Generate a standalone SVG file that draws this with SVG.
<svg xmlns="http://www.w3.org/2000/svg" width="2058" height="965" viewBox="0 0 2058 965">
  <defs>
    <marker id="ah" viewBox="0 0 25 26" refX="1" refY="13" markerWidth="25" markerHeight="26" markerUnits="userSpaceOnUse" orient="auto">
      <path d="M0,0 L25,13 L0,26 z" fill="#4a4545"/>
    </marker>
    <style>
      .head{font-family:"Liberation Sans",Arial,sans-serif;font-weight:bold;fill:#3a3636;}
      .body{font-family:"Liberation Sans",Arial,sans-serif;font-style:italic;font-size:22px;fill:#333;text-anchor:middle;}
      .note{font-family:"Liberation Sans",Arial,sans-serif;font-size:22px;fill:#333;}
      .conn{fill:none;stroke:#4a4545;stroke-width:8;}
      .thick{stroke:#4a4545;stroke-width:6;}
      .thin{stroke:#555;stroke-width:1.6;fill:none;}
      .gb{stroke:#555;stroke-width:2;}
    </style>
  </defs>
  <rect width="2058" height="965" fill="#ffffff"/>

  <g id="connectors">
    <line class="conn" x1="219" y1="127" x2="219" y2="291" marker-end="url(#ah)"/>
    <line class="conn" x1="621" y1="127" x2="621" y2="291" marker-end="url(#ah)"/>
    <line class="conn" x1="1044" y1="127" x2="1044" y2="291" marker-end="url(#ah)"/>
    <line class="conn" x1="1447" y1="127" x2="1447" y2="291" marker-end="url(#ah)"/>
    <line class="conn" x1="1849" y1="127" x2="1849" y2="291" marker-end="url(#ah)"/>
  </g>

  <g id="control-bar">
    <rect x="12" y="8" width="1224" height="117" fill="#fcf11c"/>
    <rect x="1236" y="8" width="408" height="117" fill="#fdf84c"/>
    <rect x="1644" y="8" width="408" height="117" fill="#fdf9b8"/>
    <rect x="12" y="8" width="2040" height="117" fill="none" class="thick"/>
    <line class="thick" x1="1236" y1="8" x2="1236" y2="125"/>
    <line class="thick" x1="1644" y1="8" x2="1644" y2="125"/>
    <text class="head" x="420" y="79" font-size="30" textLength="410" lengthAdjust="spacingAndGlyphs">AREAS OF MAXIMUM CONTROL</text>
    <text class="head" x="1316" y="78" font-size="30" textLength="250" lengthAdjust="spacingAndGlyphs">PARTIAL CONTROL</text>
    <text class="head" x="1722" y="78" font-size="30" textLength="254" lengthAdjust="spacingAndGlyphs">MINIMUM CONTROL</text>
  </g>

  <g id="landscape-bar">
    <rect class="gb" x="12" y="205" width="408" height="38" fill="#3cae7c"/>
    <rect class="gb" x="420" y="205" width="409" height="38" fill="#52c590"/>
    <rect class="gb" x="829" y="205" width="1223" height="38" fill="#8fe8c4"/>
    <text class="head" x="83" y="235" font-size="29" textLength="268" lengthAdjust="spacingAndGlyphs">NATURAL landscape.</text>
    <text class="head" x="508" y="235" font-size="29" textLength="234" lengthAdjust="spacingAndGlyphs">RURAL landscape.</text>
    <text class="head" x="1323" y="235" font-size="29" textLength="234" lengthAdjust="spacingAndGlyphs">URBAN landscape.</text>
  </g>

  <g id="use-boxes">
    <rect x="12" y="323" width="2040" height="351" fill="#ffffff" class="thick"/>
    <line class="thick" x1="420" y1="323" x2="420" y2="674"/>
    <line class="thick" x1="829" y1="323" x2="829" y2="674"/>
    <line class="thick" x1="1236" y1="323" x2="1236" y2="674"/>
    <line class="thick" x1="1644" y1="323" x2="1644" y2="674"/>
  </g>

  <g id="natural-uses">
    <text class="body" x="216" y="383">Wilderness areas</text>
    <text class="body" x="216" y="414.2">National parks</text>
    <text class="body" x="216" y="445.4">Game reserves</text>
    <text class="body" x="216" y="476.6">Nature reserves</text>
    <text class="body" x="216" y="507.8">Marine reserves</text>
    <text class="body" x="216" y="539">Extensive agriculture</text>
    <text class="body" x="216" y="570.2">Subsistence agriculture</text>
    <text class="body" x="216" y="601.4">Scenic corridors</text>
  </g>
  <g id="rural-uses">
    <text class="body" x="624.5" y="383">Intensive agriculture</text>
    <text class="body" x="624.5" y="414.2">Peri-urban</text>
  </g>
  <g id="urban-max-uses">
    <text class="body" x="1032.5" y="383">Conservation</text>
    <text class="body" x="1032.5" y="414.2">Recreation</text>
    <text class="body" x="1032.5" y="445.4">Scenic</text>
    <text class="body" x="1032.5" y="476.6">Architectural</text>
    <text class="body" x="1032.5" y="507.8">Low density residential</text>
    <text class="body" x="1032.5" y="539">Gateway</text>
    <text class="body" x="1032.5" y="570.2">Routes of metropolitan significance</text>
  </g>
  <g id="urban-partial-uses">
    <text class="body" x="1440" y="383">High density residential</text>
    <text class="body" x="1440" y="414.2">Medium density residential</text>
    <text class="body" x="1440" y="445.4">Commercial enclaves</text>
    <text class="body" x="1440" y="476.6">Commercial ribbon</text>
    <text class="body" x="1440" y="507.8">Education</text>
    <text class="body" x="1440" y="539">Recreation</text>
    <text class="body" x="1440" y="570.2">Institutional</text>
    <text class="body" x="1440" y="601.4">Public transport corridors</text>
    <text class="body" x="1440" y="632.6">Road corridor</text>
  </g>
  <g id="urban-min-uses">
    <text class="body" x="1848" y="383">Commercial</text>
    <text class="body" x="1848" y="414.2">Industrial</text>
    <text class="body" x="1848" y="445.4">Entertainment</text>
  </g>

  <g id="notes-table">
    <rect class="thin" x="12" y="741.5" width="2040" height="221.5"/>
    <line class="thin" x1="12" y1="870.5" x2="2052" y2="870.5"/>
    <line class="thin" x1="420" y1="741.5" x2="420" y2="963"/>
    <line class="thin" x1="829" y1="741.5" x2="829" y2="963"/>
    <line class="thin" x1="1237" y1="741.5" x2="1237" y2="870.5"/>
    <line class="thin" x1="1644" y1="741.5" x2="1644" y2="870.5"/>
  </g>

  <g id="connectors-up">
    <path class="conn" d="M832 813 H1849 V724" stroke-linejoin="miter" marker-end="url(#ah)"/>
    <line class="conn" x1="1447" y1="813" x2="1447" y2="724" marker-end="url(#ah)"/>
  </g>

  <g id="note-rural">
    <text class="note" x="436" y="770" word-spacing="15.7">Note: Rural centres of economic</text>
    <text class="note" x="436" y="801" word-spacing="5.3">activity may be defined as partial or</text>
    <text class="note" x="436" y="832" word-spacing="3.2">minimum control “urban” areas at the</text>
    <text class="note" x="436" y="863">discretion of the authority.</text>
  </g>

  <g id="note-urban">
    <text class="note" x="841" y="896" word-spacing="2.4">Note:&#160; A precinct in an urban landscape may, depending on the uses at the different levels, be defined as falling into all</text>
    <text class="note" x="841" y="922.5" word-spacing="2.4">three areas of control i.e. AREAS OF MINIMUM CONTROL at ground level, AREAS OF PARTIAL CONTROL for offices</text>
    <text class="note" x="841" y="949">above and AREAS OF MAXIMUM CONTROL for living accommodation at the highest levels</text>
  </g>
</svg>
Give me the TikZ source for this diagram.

···

● **Work instructions**
Copy every line in the records above that contains the word "this".

● **Answer**
Generate a standalone SVG file that draws this with SVG.
Give me the TikZ source for this diagram.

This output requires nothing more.